About 5-Year Variable Mortgages
The 5-year variable is the most popular variable term in Canada. The lender locks you in for 60 months but ties your interest rate to a discount or premium against their prime rate (e.g., Prime − 0.65%). Every scheduled BoC announcement can move your rate up or down within hours.
The 5-year variable has historically delivered some of the strongest savings versus 5-year fixed — the Moshe Milevsky studies showed variable outperforming fixed in roughly 9 out of 10 historical 5-year windows. But the 2022–2024 hiking cycle reminded everyone that 'most of the time' isn't 'always'.
Break penalty is the headline advantage: regardless of when in the 5 years you exit, the penalty is typically just 3 months' interest.
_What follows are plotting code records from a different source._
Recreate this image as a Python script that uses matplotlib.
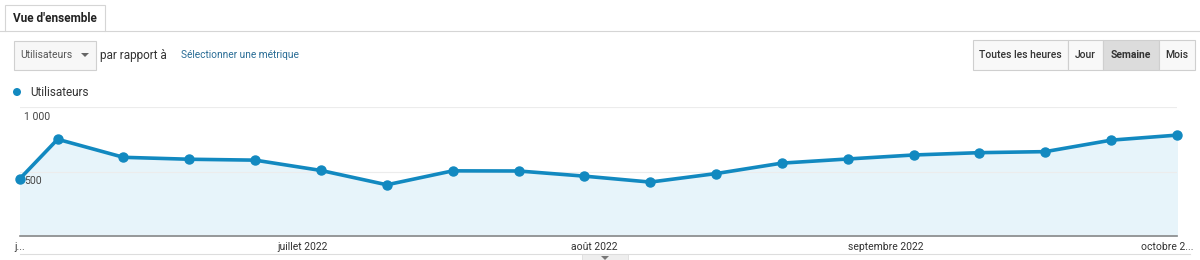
import matplotlib
matplotlib.use("Agg")
import matplotlib.pyplot as plt
from matplotlib.patches import Rectangle, Circle, Polygon

plt.rcParams['font.family'] = ['Roboto', 'DejaVu Sans']

# Data: weekly users (days counted from 1 June 2022)
days = [0, 4, 11, 18, 25, 32, 39, 46, 53, 60, 67, 74, 81, 88, 95, 102, 109, 116, 123]
users = [445, 750, 610, 595, 588, 508, 397, 505, 504, 464, 418, 484, 565, 597, 628, 646, 654, 743, 782]
month_days = [0, 30, 61, 92, 122]
month_labels = ["j...", "juillet 2022", "août 2022", "septembre 2022", "octobre 2..."]
ytick_vals = [500, 1000]
ytick_labels = ["500", "1 000"]

blue = "#1289c0"
W, H = 1200, 260

fig = plt.figure(figsize=(12, 2.6), dpi=100)

# overlay for the page chrome, in pixel coords
ui = fig.add_axes([0, 0, 1, 1])
ui.set_xlim(0, W)
ui.set_ylim(H, 0)
ui.axis("off")

# tab
ui.add_patch(Rectangle((5, 5), 100, 26, fc="white", ec="#d5d5d5", lw=0.8))
ui.plot([0, 5], [30.5, 30.5], color="#d5d5d5", lw=0.8)
ui.plot([105, W], [30.5, 30.5], color="#d5d5d5", lw=0.8)
ui.text(13, 18, "Vue d'ensemble", fontsize=8.5, fontweight="bold", color="#222", va="center")

# metric dropdown
ui.add_patch(Rectangle((13.5, 40.5), 82, 29, fc="#f7f7f7", ec="#d0d0d0", lw=0.8))
ui.text(20, 55, "Utilisateurs", fontsize=7.5, color="#555", va="center")
ui.add_patch(Polygon([[81, 53], [89, 53], [85, 57]], closed=True, fc="#666", ec="none"))
ui.text(100, 55, "par rapport à", fontsize=8.5, color="#333", va="center")
ui.text(181, 55, "Sélectionner une métrique", fontsize=7.3, color="#2a6d96", va="center")

# period buttons
buttons = [("Toutes les heures", 973, 1068), ("Jour", 1068, 1103), ("Semaine", 1103, 1159), ("Mois", 1159, 1195)]
for lab, x0, x1 in buttons:
    sel = lab == "Semaine"
    ui.add_patch(Rectangle((x0, 39.5), x1 - x0, 30, fc="#dcdcdc" if sel else "#f8f8f8",
                           ec="#cfcfcf", lw=0.8))
    ui.text((x0 + x1) / 2, 55, lab, fontsize=7.5, color="#333", fontweight="bold" if sel else "medium",
            ha="center", va="center")

# legend
ui.add_patch(Circle((17, 92), 4, fc=blue, ec="none"))
ui.text(30, 92, "Utilisateurs", fontsize=8.5, color="#333", va="center")

# bottom strip
ui.plot([20, 1190], [253.5, 253.5], color="#dddddd", lw=0.8)
ui.add_patch(Rectangle((582, 254), 46, 8, fc="#eeeeee", ec="#dddddd", lw=0.6))
ui.add_patch(Polygon([[601, 256], [609, 256], [605, 260]], closed=True, fc="#777", ec="none"))

# chart area
left, right, top, bottom = 20, 1177, 107, 236
ax = fig.add_axes([left / W, (H - bottom) / H, (right - left) / W, (bottom - top) / H])
ax.set_xlim(days[0], days[-1])
ax.set_ylim(0, 1000)
ax.fill_between(days, users, 0, color="#e7f4fa", zorder=1)
ax.plot(days, users, color=blue, lw=2.6, marker="o", ms=6.5, zorder=3, clip_on=False)
for v in ytick_vals:
    ax.axhline(v, color="#ececec", lw=0.8, zorder=2)
for v, lab in zip(ytick_vals, ytick_labels):
    ax.text(4 / 9.4, v - 35, lab, fontsize=7.5, color="#444", va="top", ha="left", zorder=4)
ax.set_yticks([])
ax.set_xticks([])
for s in ["top", "left", "right"]:
    ax.spines[s].set_visible(False)
ax.spines["bottom"].set_color("#888")
ax.spines["bottom"].set_linewidth(1.2)
for d, lab in zip(month_days, month_labels):
    ax.annotate(lab, (d, 0), xytext=(0, -4), textcoords="offset points", ha="center", va="top",
                fontsize=7.5, color="#333", annotation_clip=False)
ax.patch.set_alpha(0)

fig.savefig("out.png", dpi=100)
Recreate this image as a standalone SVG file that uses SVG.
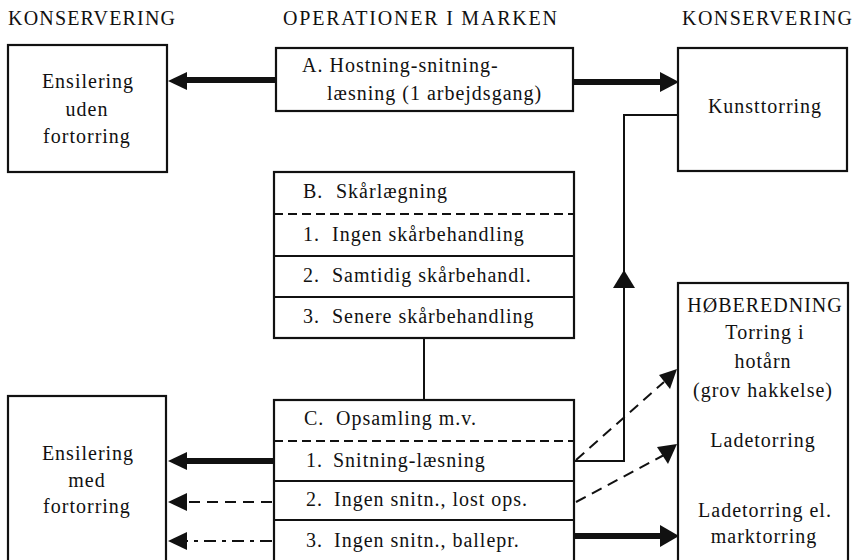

That's a fraction of the IRD on a 5-year fixed, and it makes variable far more flexible if life circumstances change.
Pros
- Lowest break penalty (~3 months' interest) over the full 5 years
- Captures every BoC rate cut immediately
- Easy mid-term conversion to a fixed product
- Historically out-performs 5-year fixed
Cons
- Rate exposure for the full 60 months
- Trigger rate risk on true variables
- Renewal still happens at year 5 — same as 5-year fixed
Who it suits: Long-horizon homeowners who want the cheapest expected cost over 5 years and accept rate volatility in exchange for low exit costs.